I struggle to imagine that anyone is so angry in life to take offence, maybe its me thats not normal, who knows!?!


I like the feature. If I’m looking at a new-to-me artist, for starters just give me best albums from their years of greatest relevance in the “zeitgeist”, influence, innovation, sales clout, whatever you want to call it. Every artist has this period, then sooner or later they go into more of a “legacy artist” mode. That’s no more ageist than saying a person generally can’t run as fast when they’re 60 as they can when they’re 25. It’s just the reality.

If I’ve just discovered a 70s or 80s band, I don’t need the first album I encounter to be the their cash-grab reunion LP from 2012 with only 2 original members, that had little cultural impact, attracted few new fans, & was mainly done as publicity to get existing fans to shell out for their upcoming tour. It’s just clutter, until and unless I decide I’m all-in on that band. If at that point I want to find that (possibly totally decent) album, the “discography” button does, in fact, exist.

Would any sane person tell a Black Sabbath newbie to start with Forbidden or a New Order neophyte to start with Get Ready or a Fleetwood Mac newcomer to start with Time? Of course not. I happen to love New Order’s 1993 Republic album. Roon says that 1983-1989 was their prime. Am I insulted on NO’s behalf? Of course not. I know it’s just a handy starting place. Actually, in NO’s case 1987’s Substance compilation should definitely be listed as it’s really THE place for people new to New Order, but it’s not.

The feature is just a place for beginners to begin, that’s all.


Exactly. Perfectly put.

You can argue that Springsteen’s High Hopes album is a highlight (OK, you actually can’t, but bear with me), but for someone wanting to discover what the fuss is about, that’s not the most helpful place to point them towards. I’ve found this function helps me get my bearings around any number of artists I want to explore.


I have no problem with the title (as an artist I realize my prime was a long time ago) though perhaps a “Best of…” might have sufficed and covered more ground.

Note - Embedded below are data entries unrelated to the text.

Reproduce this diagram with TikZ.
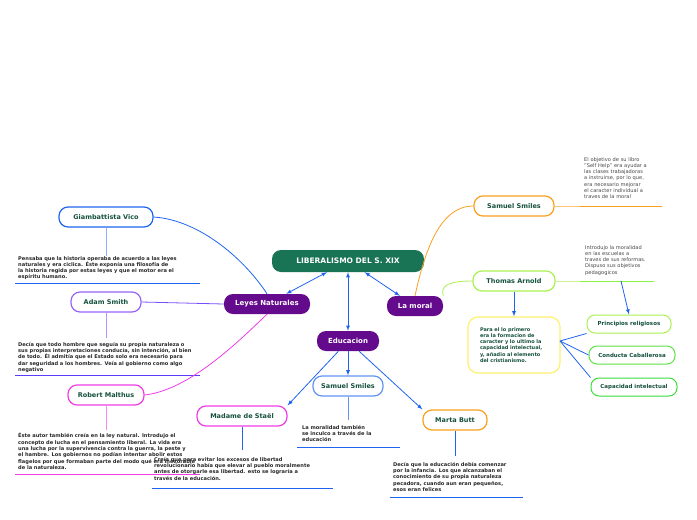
\documentclass[tikz,border=0pt]{standalone}
\usepackage{fontspec}
\setmainfont{DejaVu Sans}
\hyphenpenalty=10000
\begin{document}
\begin{tikzpicture}[x=1pt,y=-1pt,
 main/.style={rounded corners=9pt,minimum height=20pt,text=white,font=\fontsize{7}{8}\selectfont\bfseries,inner sep=2pt},
 sub/.style={draw,line width=1.2pt,rounded corners=9pt,minimum height=20pt,text={rgb,255:red,20;green,80;blue,60},font=\fontsize{6.5}{8}\selectfont\bfseries,inner sep=2pt},
 small/.style={draw,line width=1pt,rounded corners=8pt,minimum height=18pt,text={rgb,255:red,20;green,80;blue,60},font=\fontsize{5.5}{7}\selectfont\bfseries,inner sep=2pt},
 txt/.style={anchor=north west,align=left,font=\fontsize{5.1}{6.3}\selectfont\bfseries,inner sep=0pt,text={rgb,255:red,40;green,40;blue,40}},
 ltxt/.style={anchor=north west,align=left,font=\fontsize{5.1}{6.3}\selectfont,inner sep=0pt,text={rgb,255:red,70;green,70;blue,70}},
 arr/.style={-latex,line width=0.8pt},
 darr/.style={latex-latex,line width=0.8pt}]
\definecolor{cblue}{RGB}{30,100,240}
\definecolor{cpurp}{RGB}{150,100,250}
\definecolor{cmag}{RGB}{240,60,230}
\definecolor{corange}{RGB}{250,160,30}
\definecolor{cgreen}{RGB}{170,240,80}
\definecolor{cgreen2}{RGB}{60,220,60}
\definecolor{cyellow}{RGB}{255,240,110}
\definecolor{dpurp}{RGB}{100,10,140}
\definecolor{dgreen}{RGB}{25,115,85}
\useasboundingbox (0,0) rectangle (697,520);

\node[main,fill=dgreen,minimum width=152pt,minimum height=22pt,font=\fontsize{7.5}{9}\selectfont\bfseries] (t) at (348,261) {LIBERALISMO DEL S. XIX};
\node[main,fill=dpurp,minimum width=86pt] (ley) at (267,304) {Leyes Naturales};
\node[main,fill=dpurp,minimum width=56pt] (mor) at (415,306) {La moral};
\node[main,fill=dpurp,minimum width=62pt] (edu) at (348,341) {Educacion};

\node[sub,draw=cblue,minimum width=94pt] (vico) at (106,217) {Giambattista Vico};
\node[sub,draw=cpurp,minimum width=70pt] (smith) at (106,302) {Adam Smith};
\node[sub,draw=cmag,minimum width=76pt] (mal) at (106,395) {Robert Malthus};
\node[sub,draw=cmag,minimum width=90pt] (stael) at (242,416) {Madame de Staël};
\node[sub,draw=cblue!70,minimum width=70pt] (ss1) at (348,386) {Samuel Smiles};
\node[sub,draw=corange,minimum width=64pt] (butt) at (455,420) {Marta Butt};
\node[sub,draw=corange,minimum width=80pt] (ss2) at (514,206) {Samuel Smiles};
\node[sub,draw=cgreen,minimum width=82pt] (arn) at (514,281) {Thomas Arnold};
\node[draw=cyellow,line width=1.2pt,rounded corners=10pt,minimum width=92pt,minimum height=56pt,text width=68pt,align=left,font=\fontsize{5}{6.2}\selectfont\bfseries,text={rgb,255:red,20;green,80;blue,60}] (yb) at (514,345) {Para el lo primero era la formacion de caracter y lo ultimo la capacidad intelectual, y, añadio al elemento del cristianismo.};
\node[small,draw=cgreen,minimum width=84pt] (pr) at (629,324) {Principios religiosos};
\node[small,draw=cgreen2!70!cgreen,minimum width=86pt] (cc) at (632,355) {Conducta Caballerosa};
\node[small,draw=cgreen2,minimum width=86pt] (ci) at (634,387) {Capacidad intelectual};

% texts
\node[txt,text width=172pt] (tv) at (18,256) {Pensaba que la historia operaba de acuerdo a las leyes naturales y era ciclica. Éste exponía una filosofía de la historia regida por estas leyes y que el motor era el espíritu humano.};
\node[txt,text width=175pt] (tsm) at (18,342) {Decía que todo hombre que seguía su propia naturaleza o sus propias interpretaciones conducía, sin intención, al bien de todo. Él admitía que el Estado solo era necesario para dar seguridad a los hombres. Veía al gobierno como algo negativo};
\node[txt,text width=178pt] (tm) at (18,433) {Éste autor también creía en la ley natural. Introdujo el concepto de lucha en el pensamiento liberal. La vida era una lucha por la supervivencia contra la guerra, la peste y el hambre. Los gobiernos no podían intentar abolir estos flagelos por que formaban parte del modo qué era inexorable de la naturaleza.};
\node[txt,text width=160pt] (tst) at (154,457) {Creía que para evitar los excesos de libertad revolucionario había que elevar al pueblo moralmente antes de otorgarle esa libertad. esto se lograría a través de la educación.};
\node[txt,text width=82pt] (tss1) at (302,425) {La moralidad también se inculco a través de la educación};
\node[txt,text width=122pt] (tb) at (393,462) {Decía que la educación debía comenzar por la infancia. Los que alcanzaban el conocimiento de su propia naturaleza pecadora, cuando aun eran pequeños, esos eran felices};
\node[ltxt,text width=70pt] (tss2) at (584,157) {El objetivo de su libro "Self Help" era ayudar a las clases trabajadoras a instruirse, por lo que, era necesario mejorar el caracter individual a traves de la moral};
\node[ltxt,text width=66pt] (tar) at (585,245) {Introdujo la moralidad en las escuelas a traves de sus reformas. Dispuso sus objetivos pedagogicos};

% underlines
\draw[cblue,line width=0.8pt] (15,283) coordinate (uv1) -- (200,283) coordinate (uv2);
\draw[cpurp!60!blue,line width=0.8pt] (15,375) coordinate (us1) -- (200,375) coordinate (us2);
\draw[cmag,line width=0.8pt] (15,474) coordinate (um1) -- (200,474) coordinate (um2);
\draw[cblue,line width=0.8pt] (152,488) coordinate (ust1) -- (333,488) coordinate (ust2);
\draw[cblue,line width=0.8pt] (297,447) coordinate (uss1) -- (400,447) coordinate (uss2);
\draw[cblue,line width=0.8pt] (390,497) coordinate (ub1) -- (523,497) coordinate (ub2);
\draw[corange,line width=0.8pt] (580,206) coordinate (uo1) -- (662,206) coordinate (uo2);
\draw[cgreen!80!green,line width=0.8pt] (580,281) coordinate (ug1) -- (654,281) coordinate (ug2);

% stems
\draw[cblue!50,line width=0.8pt] (vico.south) -- (106,256);
\draw[cpurp!70,line width=0.8pt] (smith.south) -- (106,338);
\draw[cmag!60,line width=0.8pt] (mal.south) -- (106,430);
\draw[cblue,line width=0.8pt] (stael.south) -- (242,450);
\draw[cblue!70,line width=0.8pt] (ss1.south) -- (348,420);
\draw[cblue,line width=0.8pt] (butt.south) -- (455,456);
\draw[corange!60,line width=0.8pt] (ss2.east) -- (uo1);
\draw[cgreen!60,line width=0.8pt] (arn.east) -- (ug1);

% main connectors
\draw[darr,cblue] (t) -- (ley);
\draw[darr,cblue] (t) -- (mor);
\draw[darr,cblue] (t) -- (edu);
\draw[cblue,line width=0.8pt] (ley.north) .. controls (245,260) and (200,220) .. (vico.east);
\draw[cpurp!80!blue,line width=0.8pt] (ley.west) -- (smith.east);
\draw[cmag,line width=0.8pt] (ley.south) .. controls (240,340) and (190,390) .. (mal.east);
\draw[corange,line width=0.8pt] (mor.north) .. controls (425,250) and (440,206) .. (ss2.west);
\draw[cgreen,line width=0.8pt] (mor.north east) .. controls (440,285) and (450,281) .. (arn.west);
\draw[arr,cblue] (edu) -- (stael.north east);
\draw[arr,cblue] (edu) -- (ss1.north);
\draw[arr,cblue] (edu) -- (butt.north west);
\draw[arr,cblue] (arn.south) -- (yb.north);
\coordinate (ap) at (621,281);
\draw[arr,cblue] (ap) -- (pr.north);
\draw[cblue,line width=0.8pt] (560,341) -- (pr.south west);
\draw[cblue,line width=0.8pt] (560,341) -- (cc.west);
\draw[cblue,line width=0.8pt] (560,341) -- (ci.north west);
\end{tikzpicture}
\end{document}
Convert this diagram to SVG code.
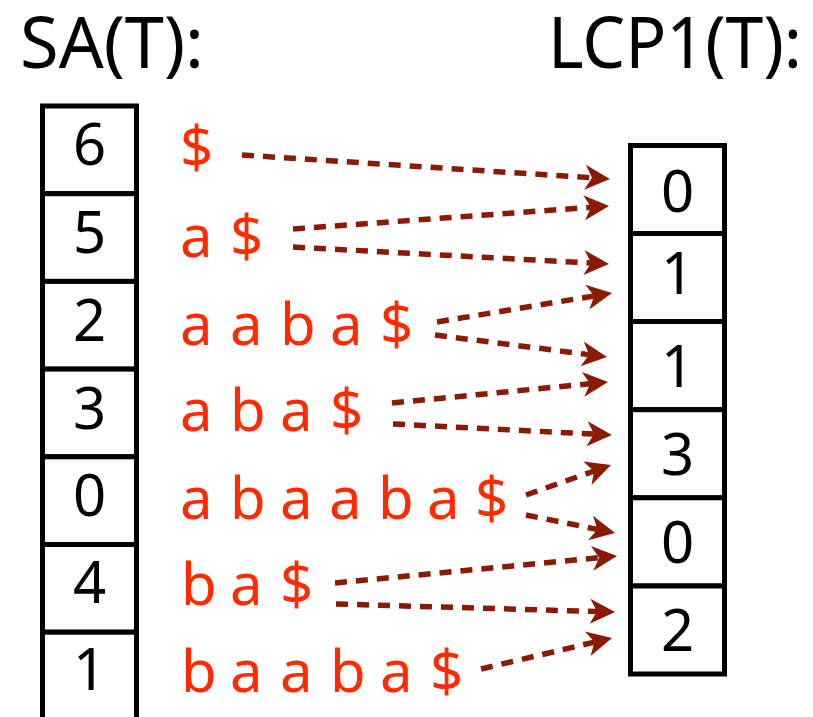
<svg xmlns="http://www.w3.org/2000/svg" width="813" height="717" viewBox="0 0 813 717">
<style>
.title{font-family:"Noto Sans","Open Sans",sans-serif;font-size:71px;fill:#000}
.num{font-family:"Noto Sans","Open Sans",sans-serif;font-size:58px;fill:#000;text-anchor:middle}
.suf{font-family:"Noto Sans","Open Sans",sans-serif;font-size:58px;fill:#ff2a00}
.cell{fill:#fff;stroke:#000;stroke-width:5}
.arr{fill:none;stroke:#8b1a04;stroke-width:5.5;stroke-dasharray:12 9}
</style>
<defs>
<marker id="ah" markerUnits="userSpaceOnUse" viewBox="-8 -14 28 28" markerWidth="28" markerHeight="28" refX="0" refY="0" orient="auto">
<path d="M18,0 L-7,-12.5 L0,0 L-7,12.5 Z" fill="#8b1a04"/>
</marker>
</defs>
<rect width="813" height="717" fill="#fff"/>
<text class="title" x="20" y="68" textLength="184" lengthAdjust="spacingAndGlyphs">SA(T):</text>
<text class="title" x="548" y="68" textLength="254" lengthAdjust="spacingAndGlyphs">LCP1(T):</text>
<g id="sa">
<g id="sa0"><rect class="cell" x="42.5" y="106" width="94" height="87.7"/><text class="num" x="89.5" y="165">6</text></g>
<g id="sa1"><rect class="cell" x="42.5" y="193.7" width="94" height="87.7"/><text class="num" x="89.5" y="253">5</text></g>
<g id="sa2"><rect class="cell" x="42.5" y="281.4" width="94" height="87.7"/><text class="num" x="89.5" y="341">2</text></g>
<g id="sa3"><rect class="cell" x="42.5" y="369.1" width="94" height="87.7"/><text class="num" x="89.5" y="429">3</text></g>
<g id="sa4"><rect class="cell" x="42.5" y="456.8" width="94" height="87.7"/><text class="num" x="89.5" y="516">0</text></g>
<g id="sa5"><rect class="cell" x="42.5" y="544.5" width="94" height="87.7"/><text class="num" x="89.5" y="603">4</text></g>
<g id="sa6"><rect class="cell" x="42.5" y="632.2" width="94" height="90"/><text class="num" x="89.5" y="690">1</text></g>
</g>
<g id="lcp">
<g id="lcp0"><rect class="cell" x="630.5" y="145.5" width="94" height="88"/><text class="num" x="677.5" y="212">0</text></g>
<g id="lcp1"><rect class="cell" x="630.5" y="233.5" width="94" height="88"/><text class="num" x="677.5" y="294">1</text></g>
<g id="lcp2"><rect class="cell" x="630.5" y="321.5" width="94" height="88.2"/><text class="num" x="677.5" y="387">1</text></g>
<g id="lcp3"><rect class="cell" x="630.5" y="409.7" width="94" height="88.1"/><text class="num" x="677.5" y="475">3</text></g>
<g id="lcp4"><rect class="cell" x="630.5" y="497.8" width="94" height="88.2"/><text class="num" x="677.5" y="563">0</text></g>
<g id="lcp5"><rect class="cell" x="630.5" y="586" width="94" height="88"/><text class="num" x="677.5" y="651">2</text></g>
</g>
<g id="suffixes">
<g id="s0"><text class="suf" x="180" y="168">$</text></g>
<g id="s1"><text class="suf" x="180 205 230" y="257">a $</text></g>
<g id="s2"><text class="suf" x="180 205 230 255 280 305 330 355 380" y="345">a a b a $</text></g>
<g id="s3"><text class="suf" x="180 205 230 255 280 305 330" y="431">a b a $</text></g>
<g id="s4"><text class="suf" x="180 205 230 255 280 305 329 354 378 403 427 451 475" y="519">a b a a b a $</text></g>
<g id="s5"><text class="suf" x="181 205 230 255 280" y="605">b a $</text></g>
<g id="s6"><text class="suf" x="181 205 230 255 280 305 330 355 380 405 430" y="692">b a a b a $</text></g>
</g>
<g id="connectors">
<line class="arr" x1="242" y1="155" x2="592" y2="177.8" marker-end="url(#ah)"/>
<line class="arr" x1="293" y1="229" x2="591.1" y2="207.3" marker-end="url(#ah)"/>
<line class="arr" x1="293" y1="247" x2="591" y2="263" marker-end="url(#ah)"/>
<line class="arr" x1="437" y1="322" x2="594.2" y2="295.9" marker-end="url(#ah)"/>
<line class="arr" x1="435" y1="335" x2="589.1" y2="354.7" marker-end="url(#ah)"/>
<line class="arr" x1="392" y1="403" x2="590.1" y2="383.7" marker-end="url(#ah)"/>
<line class="arr" x1="393" y1="424" x2="594" y2="434.1" marker-end="url(#ah)"/>
<line class="arr" x1="526" y1="495" x2="594" y2="471" marker-end="url(#ah)"/>
<line class="arr" x1="526" y1="515" x2="597.4" y2="529.4" marker-end="url(#ah)"/>
<line class="arr" x1="335" y1="583" x2="599.1" y2="557.7" marker-end="url(#ah)"/>
<line class="arr" x1="336" y1="604" x2="597" y2="611.5" marker-end="url(#ah)"/>
<line class="arr" x1="481" y1="669" x2="594.5" y2="642.1" marker-end="url(#ah)"/>
</g>
</svg>
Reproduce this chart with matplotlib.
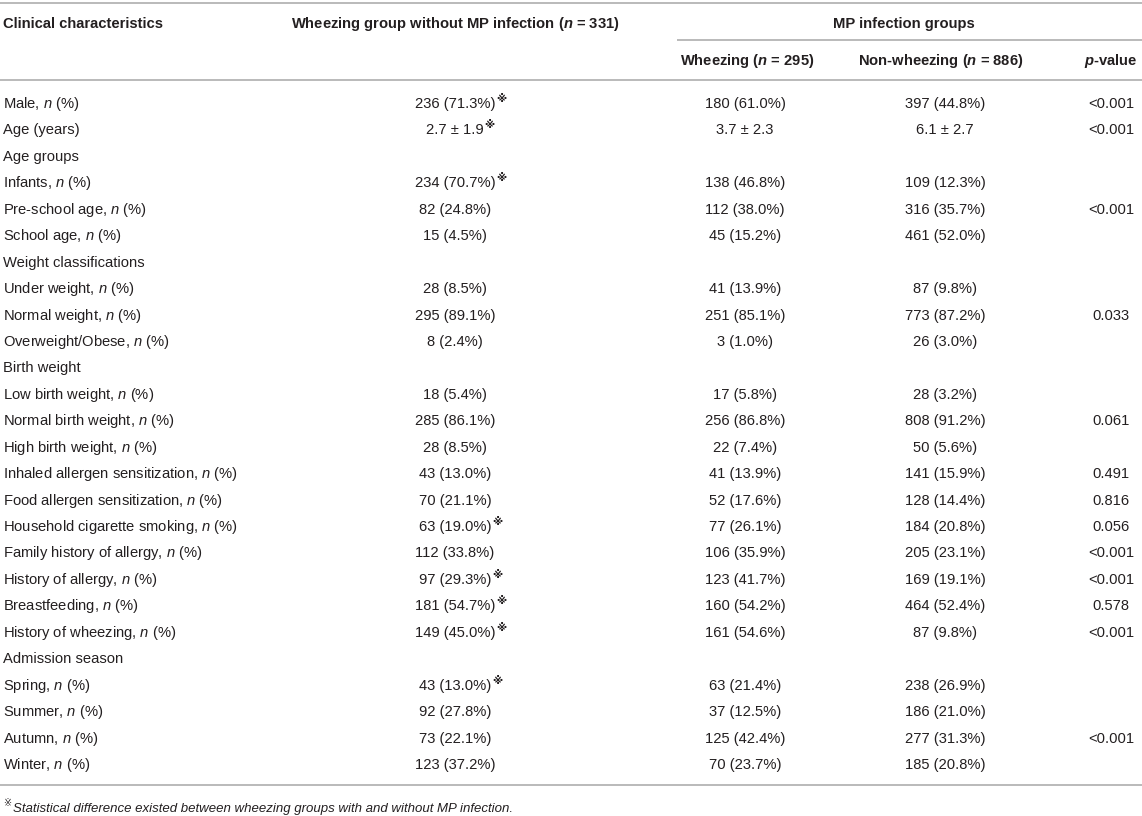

I do have issue with the giant ‘shouty’ year numbers that take precedence over the albums themselves (which have the release dates repeated directly underneath). Trying to figure out what exactly this ‘feature’ brings beyond just going to an artist’s discography or album page and finding out what their best albums are. Perhaps tie ‘ITP’ into discography, so that ITP choices are somehow highlighted within the discography view. As it currently stands, I feel as if I’m being given a half dozen different routes to get to the same place. My ADD gets kicked into overdrive! :slight_smile:


Absolutely, especially ahead of Republic, any day of the week.

Let’s take New Order. In Their Prime seems to filter out what it sees as “greatest hits” albums. But, I would argue in their case “Substance” was the breakout album and even though it contains hits, it was not a greatest hits collection, but, rather a compilation of non-album extended releases and should be included in the display.

On the other side, under The Cure, the best of singles collection Galore IS included in the prime selection, I am assuming because there is a version that has incorrect metadata and so it is leaking through.

I would rather it be a gathering of the best reviewed or even best selling albums. Heck, for most new listeners to a band, a best of, anthology, etc release is much better exposure for a new user, than an unguided “list” of albums to try (no matter how great they are).